▸ **RAW DATA**:

=-=-=-=-=

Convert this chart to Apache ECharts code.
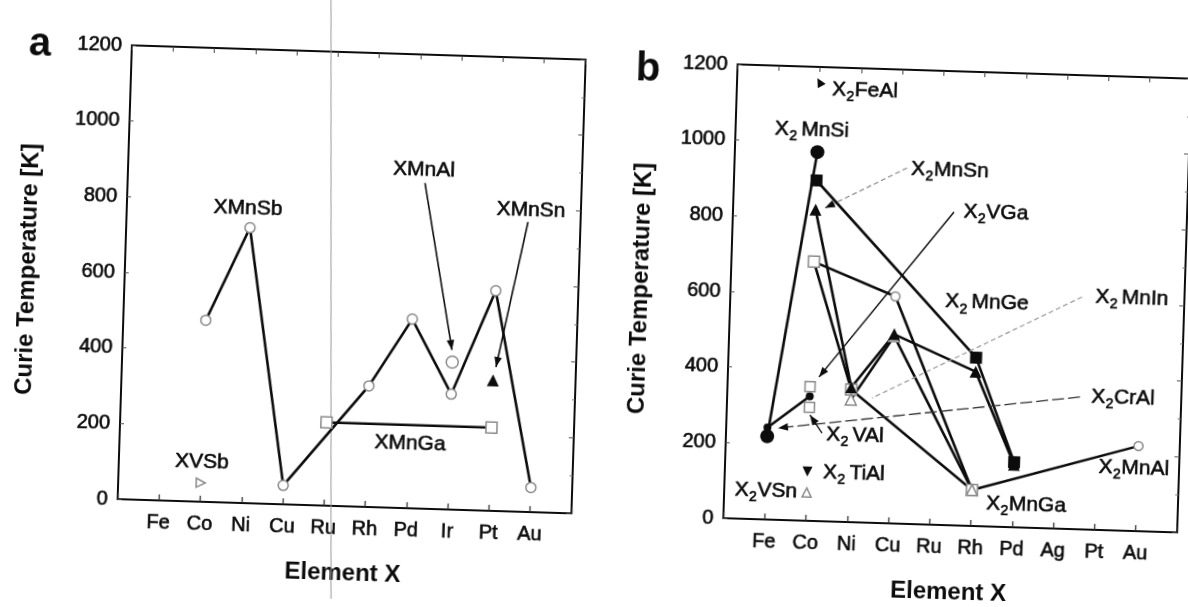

=-=-=-=-=

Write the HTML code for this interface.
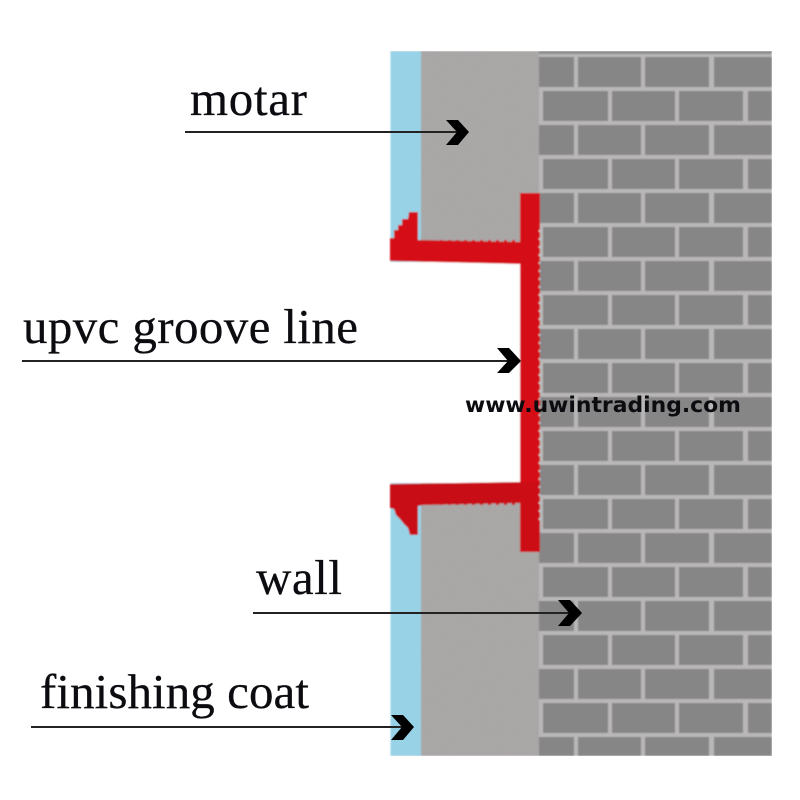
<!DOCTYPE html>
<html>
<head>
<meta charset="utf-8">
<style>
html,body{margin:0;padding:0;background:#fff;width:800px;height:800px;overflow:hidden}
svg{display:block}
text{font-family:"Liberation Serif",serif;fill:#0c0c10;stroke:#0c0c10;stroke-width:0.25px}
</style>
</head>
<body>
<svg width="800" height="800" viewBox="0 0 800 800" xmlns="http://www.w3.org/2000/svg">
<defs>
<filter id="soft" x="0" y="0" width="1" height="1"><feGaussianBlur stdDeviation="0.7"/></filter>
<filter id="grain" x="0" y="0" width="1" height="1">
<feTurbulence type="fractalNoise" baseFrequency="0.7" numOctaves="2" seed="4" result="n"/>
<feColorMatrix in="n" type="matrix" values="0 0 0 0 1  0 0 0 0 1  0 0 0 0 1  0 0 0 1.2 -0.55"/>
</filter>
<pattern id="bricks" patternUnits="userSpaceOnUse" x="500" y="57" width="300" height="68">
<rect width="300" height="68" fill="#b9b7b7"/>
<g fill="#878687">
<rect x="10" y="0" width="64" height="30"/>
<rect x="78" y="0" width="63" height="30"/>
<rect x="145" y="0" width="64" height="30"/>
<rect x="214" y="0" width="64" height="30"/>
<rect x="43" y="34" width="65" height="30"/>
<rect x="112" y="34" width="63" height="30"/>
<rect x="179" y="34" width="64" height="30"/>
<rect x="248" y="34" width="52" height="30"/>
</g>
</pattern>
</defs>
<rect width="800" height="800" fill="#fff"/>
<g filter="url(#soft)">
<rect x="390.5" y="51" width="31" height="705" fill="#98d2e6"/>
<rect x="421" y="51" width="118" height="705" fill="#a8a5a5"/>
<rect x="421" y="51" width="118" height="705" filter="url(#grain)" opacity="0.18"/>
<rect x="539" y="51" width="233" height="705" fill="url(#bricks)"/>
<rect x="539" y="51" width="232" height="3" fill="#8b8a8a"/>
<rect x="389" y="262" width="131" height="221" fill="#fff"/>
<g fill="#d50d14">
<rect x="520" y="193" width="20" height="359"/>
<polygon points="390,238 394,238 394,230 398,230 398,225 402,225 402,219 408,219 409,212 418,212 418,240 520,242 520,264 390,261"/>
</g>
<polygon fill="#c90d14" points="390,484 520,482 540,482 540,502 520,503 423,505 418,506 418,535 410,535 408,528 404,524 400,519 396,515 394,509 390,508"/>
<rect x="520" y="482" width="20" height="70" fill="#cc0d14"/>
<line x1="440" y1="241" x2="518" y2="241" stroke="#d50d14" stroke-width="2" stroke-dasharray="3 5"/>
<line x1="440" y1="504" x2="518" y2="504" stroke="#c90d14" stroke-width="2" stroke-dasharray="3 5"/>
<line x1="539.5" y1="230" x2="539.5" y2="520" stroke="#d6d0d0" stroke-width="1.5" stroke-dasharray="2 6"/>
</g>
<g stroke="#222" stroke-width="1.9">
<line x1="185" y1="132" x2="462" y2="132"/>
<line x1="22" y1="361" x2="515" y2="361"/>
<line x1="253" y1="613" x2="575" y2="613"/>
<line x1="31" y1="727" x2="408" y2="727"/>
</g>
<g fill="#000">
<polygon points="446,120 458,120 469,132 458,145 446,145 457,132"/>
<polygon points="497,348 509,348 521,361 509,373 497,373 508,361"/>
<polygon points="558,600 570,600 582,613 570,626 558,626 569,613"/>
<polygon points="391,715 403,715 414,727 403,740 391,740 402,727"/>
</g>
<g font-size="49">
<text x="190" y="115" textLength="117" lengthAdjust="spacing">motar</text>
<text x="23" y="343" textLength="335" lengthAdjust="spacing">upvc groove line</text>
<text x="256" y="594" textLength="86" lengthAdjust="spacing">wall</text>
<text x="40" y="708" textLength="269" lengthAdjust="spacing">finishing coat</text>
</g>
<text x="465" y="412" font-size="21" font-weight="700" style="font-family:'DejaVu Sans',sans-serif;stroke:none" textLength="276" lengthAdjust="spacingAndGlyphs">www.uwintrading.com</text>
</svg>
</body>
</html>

=-=-=-=-=

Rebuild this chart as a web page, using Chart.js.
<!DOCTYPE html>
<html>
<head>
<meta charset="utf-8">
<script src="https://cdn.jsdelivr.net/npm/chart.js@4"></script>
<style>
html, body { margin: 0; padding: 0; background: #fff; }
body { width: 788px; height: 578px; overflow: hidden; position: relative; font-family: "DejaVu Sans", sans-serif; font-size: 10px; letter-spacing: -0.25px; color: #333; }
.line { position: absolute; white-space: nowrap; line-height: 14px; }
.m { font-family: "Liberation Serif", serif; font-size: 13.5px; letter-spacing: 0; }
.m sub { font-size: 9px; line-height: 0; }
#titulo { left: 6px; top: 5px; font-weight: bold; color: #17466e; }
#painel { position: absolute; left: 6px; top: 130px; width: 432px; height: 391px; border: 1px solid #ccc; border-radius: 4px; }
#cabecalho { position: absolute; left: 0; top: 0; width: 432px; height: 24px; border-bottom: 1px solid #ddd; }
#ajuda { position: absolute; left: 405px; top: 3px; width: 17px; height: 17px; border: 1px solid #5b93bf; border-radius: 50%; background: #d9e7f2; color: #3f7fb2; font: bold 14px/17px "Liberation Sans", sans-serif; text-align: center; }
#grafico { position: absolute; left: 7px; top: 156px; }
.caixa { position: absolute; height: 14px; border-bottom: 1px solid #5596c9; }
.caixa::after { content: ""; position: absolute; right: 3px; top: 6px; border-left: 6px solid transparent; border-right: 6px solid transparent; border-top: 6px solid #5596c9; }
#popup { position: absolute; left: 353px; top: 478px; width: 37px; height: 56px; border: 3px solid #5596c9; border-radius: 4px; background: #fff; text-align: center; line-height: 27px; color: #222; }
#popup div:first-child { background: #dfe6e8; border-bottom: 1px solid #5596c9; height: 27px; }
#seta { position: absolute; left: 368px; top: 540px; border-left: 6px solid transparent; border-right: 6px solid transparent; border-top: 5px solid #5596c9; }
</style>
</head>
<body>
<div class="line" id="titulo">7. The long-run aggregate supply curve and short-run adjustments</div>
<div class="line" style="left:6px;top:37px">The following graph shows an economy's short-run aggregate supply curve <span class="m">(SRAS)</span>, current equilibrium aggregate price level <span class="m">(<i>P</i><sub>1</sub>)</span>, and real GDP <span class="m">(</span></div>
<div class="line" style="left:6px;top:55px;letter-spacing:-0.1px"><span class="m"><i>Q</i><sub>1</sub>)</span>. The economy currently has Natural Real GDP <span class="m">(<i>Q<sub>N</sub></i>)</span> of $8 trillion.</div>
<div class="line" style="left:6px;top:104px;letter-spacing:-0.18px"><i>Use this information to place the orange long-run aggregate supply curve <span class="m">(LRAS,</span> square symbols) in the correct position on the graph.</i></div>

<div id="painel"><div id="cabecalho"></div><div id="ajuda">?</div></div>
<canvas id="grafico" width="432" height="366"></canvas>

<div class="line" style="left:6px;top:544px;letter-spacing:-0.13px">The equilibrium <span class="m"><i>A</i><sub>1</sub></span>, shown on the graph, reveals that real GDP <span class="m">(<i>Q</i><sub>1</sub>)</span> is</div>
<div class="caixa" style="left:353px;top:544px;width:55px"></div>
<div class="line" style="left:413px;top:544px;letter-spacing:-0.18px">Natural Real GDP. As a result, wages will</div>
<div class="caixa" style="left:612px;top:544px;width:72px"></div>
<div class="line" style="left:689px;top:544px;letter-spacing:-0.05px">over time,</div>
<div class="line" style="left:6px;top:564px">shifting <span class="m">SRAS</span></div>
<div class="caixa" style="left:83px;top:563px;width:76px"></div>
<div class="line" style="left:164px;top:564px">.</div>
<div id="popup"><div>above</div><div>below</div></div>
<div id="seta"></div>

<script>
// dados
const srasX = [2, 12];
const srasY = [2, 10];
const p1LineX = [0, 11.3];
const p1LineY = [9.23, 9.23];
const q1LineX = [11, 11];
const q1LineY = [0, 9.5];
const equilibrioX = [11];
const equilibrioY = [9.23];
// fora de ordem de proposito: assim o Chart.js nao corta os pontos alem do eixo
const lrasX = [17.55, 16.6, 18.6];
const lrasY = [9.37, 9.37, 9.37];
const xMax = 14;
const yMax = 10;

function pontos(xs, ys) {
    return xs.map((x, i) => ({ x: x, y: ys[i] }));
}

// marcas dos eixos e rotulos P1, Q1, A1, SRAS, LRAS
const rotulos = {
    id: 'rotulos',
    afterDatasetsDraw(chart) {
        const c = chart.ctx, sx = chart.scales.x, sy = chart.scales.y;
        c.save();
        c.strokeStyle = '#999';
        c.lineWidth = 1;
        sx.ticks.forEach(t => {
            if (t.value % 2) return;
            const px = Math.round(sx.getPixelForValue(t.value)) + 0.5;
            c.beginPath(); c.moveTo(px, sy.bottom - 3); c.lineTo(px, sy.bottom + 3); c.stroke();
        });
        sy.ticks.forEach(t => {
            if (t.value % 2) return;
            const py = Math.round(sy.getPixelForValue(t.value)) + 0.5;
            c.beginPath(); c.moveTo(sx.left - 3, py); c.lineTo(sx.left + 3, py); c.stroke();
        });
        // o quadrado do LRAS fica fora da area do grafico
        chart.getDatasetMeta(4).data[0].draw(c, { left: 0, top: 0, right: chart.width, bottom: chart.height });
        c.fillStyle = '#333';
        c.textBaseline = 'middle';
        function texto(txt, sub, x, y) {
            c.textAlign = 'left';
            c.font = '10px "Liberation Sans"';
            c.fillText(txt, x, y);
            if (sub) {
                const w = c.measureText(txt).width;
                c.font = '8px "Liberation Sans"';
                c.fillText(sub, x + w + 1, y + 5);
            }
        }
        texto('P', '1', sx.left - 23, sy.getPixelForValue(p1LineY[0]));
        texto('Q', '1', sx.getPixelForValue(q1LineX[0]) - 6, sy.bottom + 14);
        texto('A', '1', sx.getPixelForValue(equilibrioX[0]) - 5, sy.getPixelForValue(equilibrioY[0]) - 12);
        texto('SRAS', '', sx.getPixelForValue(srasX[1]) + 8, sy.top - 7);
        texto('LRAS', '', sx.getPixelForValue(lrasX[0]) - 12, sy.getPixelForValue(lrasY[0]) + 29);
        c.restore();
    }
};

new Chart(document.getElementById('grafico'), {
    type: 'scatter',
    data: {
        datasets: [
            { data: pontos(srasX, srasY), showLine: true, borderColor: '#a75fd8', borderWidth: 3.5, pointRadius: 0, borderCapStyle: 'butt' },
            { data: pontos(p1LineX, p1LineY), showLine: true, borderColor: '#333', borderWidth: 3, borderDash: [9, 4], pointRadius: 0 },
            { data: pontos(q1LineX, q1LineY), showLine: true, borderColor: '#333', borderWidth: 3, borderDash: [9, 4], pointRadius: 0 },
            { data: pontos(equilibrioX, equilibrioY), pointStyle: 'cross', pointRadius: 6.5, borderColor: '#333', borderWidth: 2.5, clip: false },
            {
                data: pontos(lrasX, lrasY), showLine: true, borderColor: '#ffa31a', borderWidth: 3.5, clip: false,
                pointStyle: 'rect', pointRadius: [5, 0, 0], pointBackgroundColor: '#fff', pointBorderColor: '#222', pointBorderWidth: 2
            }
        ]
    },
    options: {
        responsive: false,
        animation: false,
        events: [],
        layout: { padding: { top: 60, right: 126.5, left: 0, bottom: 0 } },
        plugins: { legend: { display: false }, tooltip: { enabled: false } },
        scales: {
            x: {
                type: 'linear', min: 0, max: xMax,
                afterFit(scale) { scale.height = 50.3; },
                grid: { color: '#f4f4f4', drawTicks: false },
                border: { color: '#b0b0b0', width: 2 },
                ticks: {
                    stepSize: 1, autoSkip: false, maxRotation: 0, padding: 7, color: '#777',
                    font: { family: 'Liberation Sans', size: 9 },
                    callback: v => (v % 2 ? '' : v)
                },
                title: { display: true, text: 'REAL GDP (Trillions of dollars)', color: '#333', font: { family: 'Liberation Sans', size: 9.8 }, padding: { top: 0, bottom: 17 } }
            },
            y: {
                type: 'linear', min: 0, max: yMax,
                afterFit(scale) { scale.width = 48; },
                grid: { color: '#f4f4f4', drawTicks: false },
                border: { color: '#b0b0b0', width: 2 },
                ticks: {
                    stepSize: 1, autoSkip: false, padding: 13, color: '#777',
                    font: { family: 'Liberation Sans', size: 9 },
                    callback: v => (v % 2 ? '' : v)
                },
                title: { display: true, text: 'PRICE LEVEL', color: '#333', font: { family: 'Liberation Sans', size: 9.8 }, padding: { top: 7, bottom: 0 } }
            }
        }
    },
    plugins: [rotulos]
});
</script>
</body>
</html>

=-=-=-=-=

▸ **TASK REQUIREMENTS**: Search the entries for the string "this" and collect each line that has it.

▸ **RESULT**:
Convert this chart to Apache ECharts code.
Write the HTML code for this interface.
Rebuild this chart as a web page, using Chart.js.
<div class="line" style="left:6px;top:104px;letter-spacing:-0.18px"><i>Use this information to place the orange long-run aggregate supply curve <span class="m">(LRAS,</span> square symbols) in the correct position on the graph.</i></div>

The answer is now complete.